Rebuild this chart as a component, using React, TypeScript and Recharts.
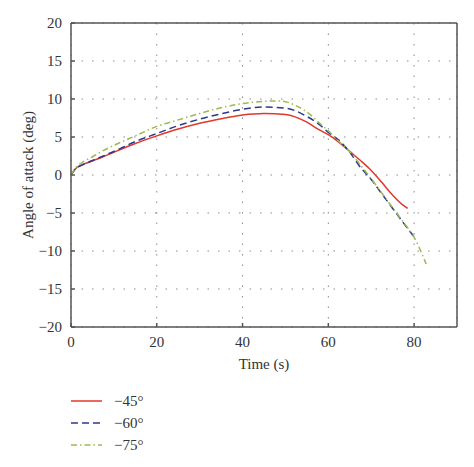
import React from 'react';
import { LineChart, Line, XAxis, YAxis, CartesianGrid, Legend, Label } from 'recharts';

const time45 = [0, 1, 2.5, 5, 7.5, 10, 15, 20, 25, 30, 35, 40, 45, 50, 55, 58, 60, 62.5, 65, 67.5, 70, 72.5, 75, 77.5, 78.5];
const aoa45 = [0, 0.8, 1.3, 1.85, 2.4, 3.0, 4.15, 5.15, 6.05, 6.8, 7.4, 7.9, 8.1, 7.95, 6.95, 5.9, 5.3, 4.3, 3.1, 1.9, 0.6, -1.0, -2.65, -4.0, -4.4];

const time60 = [0, 1, 2.5, 5, 7.5, 10, 15, 20, 25, 30, 35, 40, 45, 50, 55, 58, 60, 62.5, 65, 67.5, 70, 72.5, 75, 77.5, 80.2];
const aoa60 = [0, 0.8, 1.3, 1.9, 2.5, 3.1, 4.4, 5.45, 6.5, 7.35, 8.05, 8.65, 8.95, 8.8, 7.7, 6.6, 5.6, 4.55, 3.0, 1.0, -0.6, -2.5, -4.4, -6.3, -8.3];

const time75 = [0, 1, 2.5, 5, 7.5, 10, 15, 20, 25, 30, 35, 40, 45, 48, 50, 52.5, 55, 58, 60, 62.5, 65, 67.5, 70, 72.5, 75, 77.5, 80, 82.8];
const aoa75 = [0, 0.9, 1.6, 2.4, 3.2, 3.9, 5.15, 6.4, 7.25, 8.1, 8.85, 9.4, 9.7, 9.75, 9.65, 9.1, 8.3, 6.8, 5.8, 4.4, 3.1, 1.3, -0.5, -2.4, -4.3, -6.2, -8.2, -11.7];

const xTicks = [0, 20, 40, 60, 80];
const yTicks = [-20, -15, -10, -5, 0, 5, 10, 15, 20];

const seriesNames = ['\u221245\u00b0', '\u221260\u00b0', '\u221275\u00b0'];
const seriesColors = ['#e2372c', '#2c3a8e', '#9dbb52'];
const seriesDash = ['', '7 4', '6 3 1.5 3'];

const toData = (ts: number[], vs: number[]) => ts.map((t, i) => ({ t, v: vs[i] }));
const data45 = toData(time45, aoa45);
const data60 = toData(time60, aoa60);
const data75 = toData(time75, aoa75);

const FONT = "'Liberation Serif', 'Times New Roman', serif";
const AXIS = '#555';
const TEXT = '#333';

const fmt = (v: number) => String(v).replace('-', '\u2212');

const XTick = (props: any) => {
  const { x, y, payload } = props;
  return (
    <text x={x} y={y + 10} textAnchor="middle" fontFamily={FONT} fontSize={15} fill={TEXT}>
      {fmt(payload.value)}
    </text>
  );
};

const YTick = (props: any) => {
  const { x, y, payload } = props;
  return (
    <text x={x} y={y + 5} textAnchor="end" fontFamily={FONT} fontSize={15} fill={TEXT}>
      {fmt(payload.value)}
    </text>
  );
};

const LegendContent = () => (
  <svg width={200} height={70}>
    {seriesNames.map((n, i) => (
      <g key={n}>
        <line x1={0} x2={31} y1={10 + i * 22} y2={10 + i * 22} stroke={seriesColors[i]} strokeWidth={1.5} strokeDasharray={seriesDash[i] || undefined} />
        <text x={43} y={15 + i * 22} fontFamily={FONT} fontSize={15} fill={TEXT}>{n}</text>
      </g>
    ))}
  </svg>
);

export default function App() {
  return (
    <LineChart width={458} height={451} margin={{ top: 0, right: 0, bottom: 82, left: 0 }} style={{ fontFamily: FONT }}>
      <CartesianGrid stroke="#8a8a8a" strokeDasharray="1.5 9" strokeWidth={1} />
      <XAxis
        dataKey="t"
        type="number"
        domain={[0, 90]}
        ticks={xTicks}
        allowDuplicatedCategory={false}
        height={50}
        tickSize={-4}
        tickMargin={14}
        tick={<XTick />}
        stroke={AXIS}
        strokeWidth={1.5}
      >
        <Label
          content={({ viewBox }: any) => (
            <text x={viewBox.x + viewBox.width / 2} y={361} textAnchor="middle" fontFamily={FONT} fontSize={15} fill={TEXT}>
              Time (s)
            </text>
          )}
        />
      </XAxis>
      <XAxis xAxisId="top" orientation="top" type="number" domain={[0, 90]} ticks={xTicks} height={15} tickSize={-4} tick={false} stroke={AXIS} strokeWidth={1.5} />
      <YAxis
        type="number"
        domain={[-20, 20]}
        ticks={yTicks}
        width={63}
        tickSize={-4}
        tickMargin={13}
        tick={<YTick />}
        stroke={AXIS}
        strokeWidth={1.5}
      >
        <Label
          content={({ viewBox }: any) => {
            const cy = viewBox.y + viewBox.height / 2;
            return (
              <text x={20} y={cy} transform={`rotate(-90, 20, ${cy})`} textAnchor="middle" dominantBaseline="central" fontFamily={FONT} fontSize={15} fill={TEXT}>
                Angle of attack (deg)
              </text>
            );
          }}
        />
      </YAxis>
      <YAxis yAxisId="right" orientation="right" type="number" domain={[-20, 20]} ticks={yTicks} width={9} tickSize={-4} tick={false} stroke={AXIS} strokeWidth={1.5} />
      <Line data={data45} dataKey="v" name={seriesNames[0]} type="monotone" stroke={seriesColors[0]} strokeWidth={1.5} dot={false} isAnimationActive={false} />
      <Line data={data60} dataKey="v" name={seriesNames[1]} type="monotone" stroke={seriesColors[1]} strokeWidth={1.5} strokeDasharray={seriesDash[1]} dot={false} isAnimationActive={false} />
      <Line data={data75} dataKey="v" name={seriesNames[2]} type="monotone" stroke={seriesColors[2]} strokeWidth={1.5} strokeDasharray={seriesDash[2]} dot={false} isAnimationActive={false} />
      <Legend
        layout="horizontal"
        verticalAlign="middle"
        align="center"
        content={() => <LegendContent />}
        wrapperStyle={{ position: 'absolute', left: 63, top: 383, width: 200, height: 70 }}
      />
    </LineChart>
  );
}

§ §

- **WORK INSTRUCTIONS**:
Go from the first line of the listing to the line holding "CartesianGrid, Legend, Label" and, please, transcribe those lines exactly, both included, with no pictures.

- **RESULT**:
Rebuild this chart as a component, using React, TypeScript and Recharts.
import React from 'react';
import { LineChart, Line, XAxis, YAxis, CartesianGrid, Legend, Label } from 'recharts';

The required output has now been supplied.